■ INFORMATION GIVEN ■
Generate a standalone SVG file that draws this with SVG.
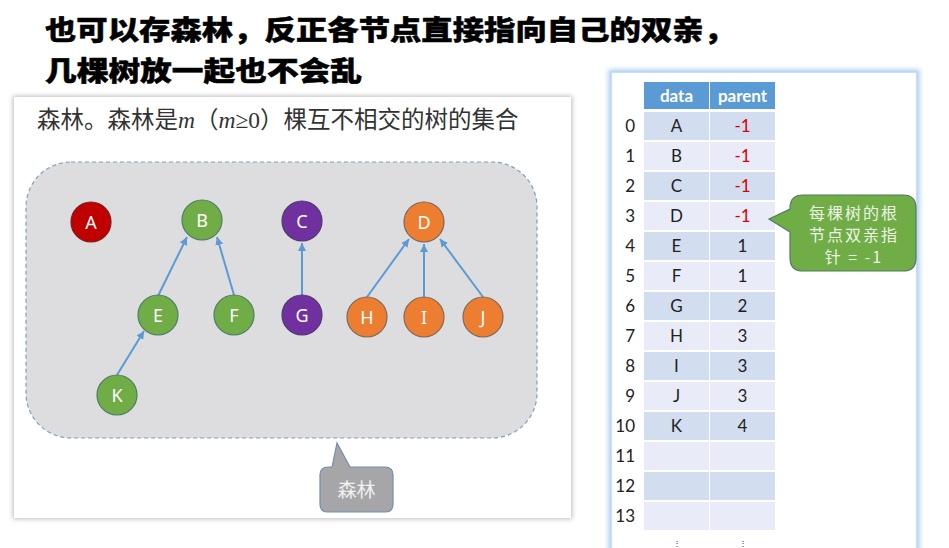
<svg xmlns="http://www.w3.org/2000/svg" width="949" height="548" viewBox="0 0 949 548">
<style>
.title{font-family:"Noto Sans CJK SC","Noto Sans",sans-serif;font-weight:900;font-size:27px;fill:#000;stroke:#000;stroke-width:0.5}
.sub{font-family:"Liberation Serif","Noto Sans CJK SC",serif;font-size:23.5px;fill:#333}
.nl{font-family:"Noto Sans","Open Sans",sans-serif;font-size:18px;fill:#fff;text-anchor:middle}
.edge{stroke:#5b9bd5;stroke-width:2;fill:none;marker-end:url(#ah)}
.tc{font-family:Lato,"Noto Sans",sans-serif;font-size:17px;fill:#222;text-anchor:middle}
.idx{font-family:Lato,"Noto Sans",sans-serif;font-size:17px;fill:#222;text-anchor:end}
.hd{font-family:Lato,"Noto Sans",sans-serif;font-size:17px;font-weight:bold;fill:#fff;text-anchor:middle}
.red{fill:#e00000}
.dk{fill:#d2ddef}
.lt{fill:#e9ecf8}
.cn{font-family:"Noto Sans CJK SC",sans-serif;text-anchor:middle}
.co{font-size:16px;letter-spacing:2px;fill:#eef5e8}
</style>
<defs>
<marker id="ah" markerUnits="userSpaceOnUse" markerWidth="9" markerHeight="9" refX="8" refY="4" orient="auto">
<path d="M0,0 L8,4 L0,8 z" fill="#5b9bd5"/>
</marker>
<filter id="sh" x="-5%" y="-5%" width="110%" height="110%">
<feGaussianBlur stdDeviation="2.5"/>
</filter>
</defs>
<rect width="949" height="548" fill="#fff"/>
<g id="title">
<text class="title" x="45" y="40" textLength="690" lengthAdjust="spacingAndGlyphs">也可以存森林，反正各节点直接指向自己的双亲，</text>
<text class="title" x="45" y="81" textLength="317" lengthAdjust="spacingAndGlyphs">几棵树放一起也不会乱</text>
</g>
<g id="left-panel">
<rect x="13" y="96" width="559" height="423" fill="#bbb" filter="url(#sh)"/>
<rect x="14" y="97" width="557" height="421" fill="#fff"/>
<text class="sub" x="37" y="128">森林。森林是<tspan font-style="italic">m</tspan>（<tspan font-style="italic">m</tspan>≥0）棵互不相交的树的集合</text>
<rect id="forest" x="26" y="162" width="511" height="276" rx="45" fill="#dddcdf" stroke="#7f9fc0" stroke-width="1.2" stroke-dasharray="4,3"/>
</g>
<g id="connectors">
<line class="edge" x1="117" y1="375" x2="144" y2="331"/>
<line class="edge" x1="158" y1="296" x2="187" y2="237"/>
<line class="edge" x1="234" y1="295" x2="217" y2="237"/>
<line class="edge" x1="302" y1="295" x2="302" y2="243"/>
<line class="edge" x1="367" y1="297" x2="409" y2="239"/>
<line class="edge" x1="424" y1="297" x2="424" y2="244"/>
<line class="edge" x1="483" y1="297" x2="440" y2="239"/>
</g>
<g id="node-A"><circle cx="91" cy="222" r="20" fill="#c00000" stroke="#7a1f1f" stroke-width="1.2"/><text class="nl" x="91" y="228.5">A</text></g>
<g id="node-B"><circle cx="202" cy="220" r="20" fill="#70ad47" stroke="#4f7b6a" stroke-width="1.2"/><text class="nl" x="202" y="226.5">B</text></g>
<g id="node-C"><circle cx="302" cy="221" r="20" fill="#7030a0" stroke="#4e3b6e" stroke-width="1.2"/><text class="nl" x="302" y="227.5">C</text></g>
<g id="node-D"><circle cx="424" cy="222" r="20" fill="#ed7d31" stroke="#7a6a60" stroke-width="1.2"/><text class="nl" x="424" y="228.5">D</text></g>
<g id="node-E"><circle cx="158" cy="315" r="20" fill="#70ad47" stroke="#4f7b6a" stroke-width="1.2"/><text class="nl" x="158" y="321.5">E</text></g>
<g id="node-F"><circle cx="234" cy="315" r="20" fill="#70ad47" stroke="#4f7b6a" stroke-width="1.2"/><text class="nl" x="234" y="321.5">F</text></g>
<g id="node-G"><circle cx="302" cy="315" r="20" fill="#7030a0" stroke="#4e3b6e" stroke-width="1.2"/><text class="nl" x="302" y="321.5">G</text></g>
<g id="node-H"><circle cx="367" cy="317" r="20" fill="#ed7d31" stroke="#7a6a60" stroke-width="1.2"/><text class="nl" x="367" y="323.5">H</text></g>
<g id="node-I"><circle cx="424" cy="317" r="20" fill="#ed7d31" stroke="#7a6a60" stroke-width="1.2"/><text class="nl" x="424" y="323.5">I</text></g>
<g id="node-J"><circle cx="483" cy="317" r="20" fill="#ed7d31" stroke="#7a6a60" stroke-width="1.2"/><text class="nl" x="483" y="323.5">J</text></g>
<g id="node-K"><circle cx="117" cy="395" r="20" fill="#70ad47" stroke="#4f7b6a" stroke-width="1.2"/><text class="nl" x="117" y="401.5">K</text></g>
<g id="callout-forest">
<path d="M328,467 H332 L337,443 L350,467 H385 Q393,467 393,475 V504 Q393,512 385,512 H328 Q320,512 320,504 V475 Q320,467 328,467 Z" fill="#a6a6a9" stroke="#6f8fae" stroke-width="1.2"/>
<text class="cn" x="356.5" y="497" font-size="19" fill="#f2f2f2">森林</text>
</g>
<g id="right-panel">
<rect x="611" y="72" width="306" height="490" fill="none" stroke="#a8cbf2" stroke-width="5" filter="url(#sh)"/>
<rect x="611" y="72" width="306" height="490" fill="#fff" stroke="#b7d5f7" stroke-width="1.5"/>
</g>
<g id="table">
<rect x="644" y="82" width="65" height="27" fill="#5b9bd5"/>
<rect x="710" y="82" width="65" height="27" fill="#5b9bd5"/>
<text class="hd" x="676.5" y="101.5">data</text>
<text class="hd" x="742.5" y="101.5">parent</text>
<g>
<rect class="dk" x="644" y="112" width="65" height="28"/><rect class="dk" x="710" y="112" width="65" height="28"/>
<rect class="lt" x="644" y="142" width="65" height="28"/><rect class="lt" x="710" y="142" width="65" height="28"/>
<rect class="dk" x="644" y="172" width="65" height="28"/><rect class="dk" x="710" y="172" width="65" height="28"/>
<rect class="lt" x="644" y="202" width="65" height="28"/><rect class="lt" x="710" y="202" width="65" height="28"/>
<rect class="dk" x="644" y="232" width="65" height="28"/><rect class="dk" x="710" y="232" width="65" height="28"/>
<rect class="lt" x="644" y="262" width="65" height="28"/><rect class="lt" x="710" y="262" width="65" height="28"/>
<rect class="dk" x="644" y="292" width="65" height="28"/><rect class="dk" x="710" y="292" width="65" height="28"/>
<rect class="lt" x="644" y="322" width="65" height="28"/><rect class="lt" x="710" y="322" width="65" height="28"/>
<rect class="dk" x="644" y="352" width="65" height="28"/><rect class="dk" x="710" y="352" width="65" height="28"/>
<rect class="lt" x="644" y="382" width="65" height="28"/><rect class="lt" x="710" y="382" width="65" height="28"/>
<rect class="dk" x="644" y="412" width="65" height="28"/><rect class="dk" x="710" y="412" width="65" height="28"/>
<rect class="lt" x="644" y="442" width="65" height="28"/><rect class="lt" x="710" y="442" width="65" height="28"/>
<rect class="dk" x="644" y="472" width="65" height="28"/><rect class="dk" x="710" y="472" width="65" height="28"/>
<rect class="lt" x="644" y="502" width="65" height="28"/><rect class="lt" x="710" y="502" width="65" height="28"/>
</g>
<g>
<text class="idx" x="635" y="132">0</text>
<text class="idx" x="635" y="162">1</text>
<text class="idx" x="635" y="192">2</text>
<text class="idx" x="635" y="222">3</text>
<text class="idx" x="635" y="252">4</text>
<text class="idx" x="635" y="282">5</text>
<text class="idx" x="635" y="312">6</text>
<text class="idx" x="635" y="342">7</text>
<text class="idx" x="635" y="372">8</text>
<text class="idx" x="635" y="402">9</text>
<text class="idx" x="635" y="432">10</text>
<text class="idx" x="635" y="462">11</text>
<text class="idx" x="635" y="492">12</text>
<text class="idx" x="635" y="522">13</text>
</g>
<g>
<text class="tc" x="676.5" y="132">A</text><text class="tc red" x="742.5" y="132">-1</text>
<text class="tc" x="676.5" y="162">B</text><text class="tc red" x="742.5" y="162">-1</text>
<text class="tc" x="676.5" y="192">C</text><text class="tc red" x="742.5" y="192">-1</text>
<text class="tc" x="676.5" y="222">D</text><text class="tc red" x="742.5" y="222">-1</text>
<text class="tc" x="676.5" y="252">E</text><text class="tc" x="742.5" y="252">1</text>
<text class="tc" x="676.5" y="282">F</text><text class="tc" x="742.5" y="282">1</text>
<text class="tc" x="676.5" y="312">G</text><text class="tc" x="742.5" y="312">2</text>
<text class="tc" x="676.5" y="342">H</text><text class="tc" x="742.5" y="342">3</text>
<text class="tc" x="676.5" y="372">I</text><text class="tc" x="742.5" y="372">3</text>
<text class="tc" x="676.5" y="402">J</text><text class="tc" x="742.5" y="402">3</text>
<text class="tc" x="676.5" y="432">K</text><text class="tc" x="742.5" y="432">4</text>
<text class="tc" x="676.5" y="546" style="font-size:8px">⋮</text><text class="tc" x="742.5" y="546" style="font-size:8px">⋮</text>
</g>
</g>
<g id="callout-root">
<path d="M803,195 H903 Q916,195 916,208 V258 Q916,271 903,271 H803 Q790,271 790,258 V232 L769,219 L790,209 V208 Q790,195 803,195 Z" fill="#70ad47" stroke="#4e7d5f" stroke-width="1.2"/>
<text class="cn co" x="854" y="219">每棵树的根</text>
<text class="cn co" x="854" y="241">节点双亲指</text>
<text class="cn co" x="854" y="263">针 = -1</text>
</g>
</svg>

---

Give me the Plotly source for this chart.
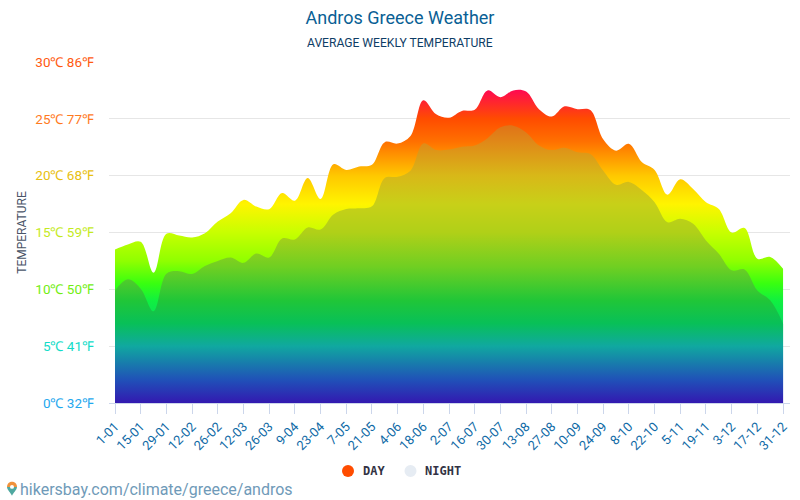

* * *

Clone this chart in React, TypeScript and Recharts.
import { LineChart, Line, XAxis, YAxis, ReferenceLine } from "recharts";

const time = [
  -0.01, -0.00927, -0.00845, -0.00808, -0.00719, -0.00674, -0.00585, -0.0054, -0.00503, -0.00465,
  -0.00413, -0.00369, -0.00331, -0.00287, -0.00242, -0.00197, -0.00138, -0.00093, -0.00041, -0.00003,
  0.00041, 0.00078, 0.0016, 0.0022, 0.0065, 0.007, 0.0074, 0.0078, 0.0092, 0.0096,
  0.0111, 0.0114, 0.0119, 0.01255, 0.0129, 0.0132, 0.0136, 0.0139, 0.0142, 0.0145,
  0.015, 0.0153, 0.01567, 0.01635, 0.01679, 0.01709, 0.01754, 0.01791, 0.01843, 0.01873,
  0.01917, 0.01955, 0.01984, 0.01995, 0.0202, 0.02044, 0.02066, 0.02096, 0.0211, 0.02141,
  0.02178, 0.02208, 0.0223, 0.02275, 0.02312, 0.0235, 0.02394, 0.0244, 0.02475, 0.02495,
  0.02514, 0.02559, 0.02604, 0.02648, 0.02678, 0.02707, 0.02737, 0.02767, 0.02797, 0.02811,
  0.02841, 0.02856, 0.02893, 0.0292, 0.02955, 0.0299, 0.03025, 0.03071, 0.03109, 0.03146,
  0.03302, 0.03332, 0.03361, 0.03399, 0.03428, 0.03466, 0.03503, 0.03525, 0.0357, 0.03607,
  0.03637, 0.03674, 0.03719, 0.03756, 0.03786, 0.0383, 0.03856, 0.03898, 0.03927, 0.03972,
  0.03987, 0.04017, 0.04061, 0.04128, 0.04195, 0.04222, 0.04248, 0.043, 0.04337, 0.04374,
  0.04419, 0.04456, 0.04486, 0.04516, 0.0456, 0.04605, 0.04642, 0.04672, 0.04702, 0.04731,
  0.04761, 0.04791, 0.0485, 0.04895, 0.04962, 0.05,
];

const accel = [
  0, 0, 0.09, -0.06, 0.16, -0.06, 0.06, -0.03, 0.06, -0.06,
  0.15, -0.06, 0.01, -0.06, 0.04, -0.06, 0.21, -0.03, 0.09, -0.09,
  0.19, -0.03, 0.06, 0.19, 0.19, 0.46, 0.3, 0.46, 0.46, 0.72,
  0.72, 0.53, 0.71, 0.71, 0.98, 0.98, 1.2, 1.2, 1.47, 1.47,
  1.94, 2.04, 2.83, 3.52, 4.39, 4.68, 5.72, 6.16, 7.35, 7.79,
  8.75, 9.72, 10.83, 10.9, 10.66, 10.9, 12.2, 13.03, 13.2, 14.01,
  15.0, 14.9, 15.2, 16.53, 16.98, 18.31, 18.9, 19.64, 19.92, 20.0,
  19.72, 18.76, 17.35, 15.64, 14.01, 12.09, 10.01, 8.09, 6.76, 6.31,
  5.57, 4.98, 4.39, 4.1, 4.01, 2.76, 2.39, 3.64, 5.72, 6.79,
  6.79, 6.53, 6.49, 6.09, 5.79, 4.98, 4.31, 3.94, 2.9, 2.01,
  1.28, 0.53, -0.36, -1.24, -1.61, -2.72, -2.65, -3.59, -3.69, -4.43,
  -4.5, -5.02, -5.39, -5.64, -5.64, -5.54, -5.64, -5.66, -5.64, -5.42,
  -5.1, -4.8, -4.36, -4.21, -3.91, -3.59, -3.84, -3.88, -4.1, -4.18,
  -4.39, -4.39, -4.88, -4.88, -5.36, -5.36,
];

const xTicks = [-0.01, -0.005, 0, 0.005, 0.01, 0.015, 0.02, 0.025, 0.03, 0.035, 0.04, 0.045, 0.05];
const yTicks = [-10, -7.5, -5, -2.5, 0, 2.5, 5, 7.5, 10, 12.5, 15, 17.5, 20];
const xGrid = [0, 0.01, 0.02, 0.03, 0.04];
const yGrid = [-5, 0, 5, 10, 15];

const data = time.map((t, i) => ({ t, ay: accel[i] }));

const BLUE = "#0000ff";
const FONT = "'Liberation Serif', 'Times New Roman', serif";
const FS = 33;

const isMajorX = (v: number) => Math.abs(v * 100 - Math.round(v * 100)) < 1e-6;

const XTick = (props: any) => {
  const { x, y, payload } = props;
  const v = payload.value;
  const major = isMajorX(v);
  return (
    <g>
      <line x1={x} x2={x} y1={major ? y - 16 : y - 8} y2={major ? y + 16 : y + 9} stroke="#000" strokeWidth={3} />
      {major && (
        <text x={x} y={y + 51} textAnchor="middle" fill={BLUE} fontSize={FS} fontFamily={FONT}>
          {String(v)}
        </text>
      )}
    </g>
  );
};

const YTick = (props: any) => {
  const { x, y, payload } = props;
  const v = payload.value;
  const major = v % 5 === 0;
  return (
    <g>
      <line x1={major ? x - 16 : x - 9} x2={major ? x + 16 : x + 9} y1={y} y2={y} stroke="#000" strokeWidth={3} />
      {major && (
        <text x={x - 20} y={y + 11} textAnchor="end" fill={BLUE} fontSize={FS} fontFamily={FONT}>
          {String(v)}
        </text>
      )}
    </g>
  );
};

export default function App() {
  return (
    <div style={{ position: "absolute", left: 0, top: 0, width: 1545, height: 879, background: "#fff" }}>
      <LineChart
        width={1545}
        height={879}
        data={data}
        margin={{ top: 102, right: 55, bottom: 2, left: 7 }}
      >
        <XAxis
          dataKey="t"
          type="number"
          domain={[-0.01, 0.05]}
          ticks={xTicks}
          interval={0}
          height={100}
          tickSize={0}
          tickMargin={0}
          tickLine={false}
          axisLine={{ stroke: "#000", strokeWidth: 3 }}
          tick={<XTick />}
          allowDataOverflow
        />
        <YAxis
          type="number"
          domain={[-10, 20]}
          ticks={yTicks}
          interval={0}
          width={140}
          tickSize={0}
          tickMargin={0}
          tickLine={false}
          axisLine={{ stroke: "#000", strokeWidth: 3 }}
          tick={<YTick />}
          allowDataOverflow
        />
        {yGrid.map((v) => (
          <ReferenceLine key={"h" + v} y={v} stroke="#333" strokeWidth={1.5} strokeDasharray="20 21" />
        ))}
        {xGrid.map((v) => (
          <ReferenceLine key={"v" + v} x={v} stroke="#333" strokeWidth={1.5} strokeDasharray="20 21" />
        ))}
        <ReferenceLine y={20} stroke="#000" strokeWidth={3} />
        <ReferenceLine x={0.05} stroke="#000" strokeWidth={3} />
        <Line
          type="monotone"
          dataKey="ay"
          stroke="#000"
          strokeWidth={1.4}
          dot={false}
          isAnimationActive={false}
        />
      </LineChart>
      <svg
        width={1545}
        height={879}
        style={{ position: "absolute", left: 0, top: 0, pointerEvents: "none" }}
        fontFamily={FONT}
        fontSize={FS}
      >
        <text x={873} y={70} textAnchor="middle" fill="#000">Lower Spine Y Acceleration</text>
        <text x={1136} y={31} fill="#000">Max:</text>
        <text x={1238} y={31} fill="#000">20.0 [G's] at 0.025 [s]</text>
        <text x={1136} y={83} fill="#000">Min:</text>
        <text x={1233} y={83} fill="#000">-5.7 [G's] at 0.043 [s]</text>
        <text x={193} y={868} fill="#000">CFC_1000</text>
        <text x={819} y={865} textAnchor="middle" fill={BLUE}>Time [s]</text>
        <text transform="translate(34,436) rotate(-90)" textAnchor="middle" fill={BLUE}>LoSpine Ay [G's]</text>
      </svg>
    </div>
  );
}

■ SET PROBLEM ■
From the entries above, copy each line holding "this".

■ TASK RESPONSE ■
Generate a standalone SVG file that draws this with SVG.
Give me the Plotly source for this chart.
Clone this chart in React, TypeScript and Recharts.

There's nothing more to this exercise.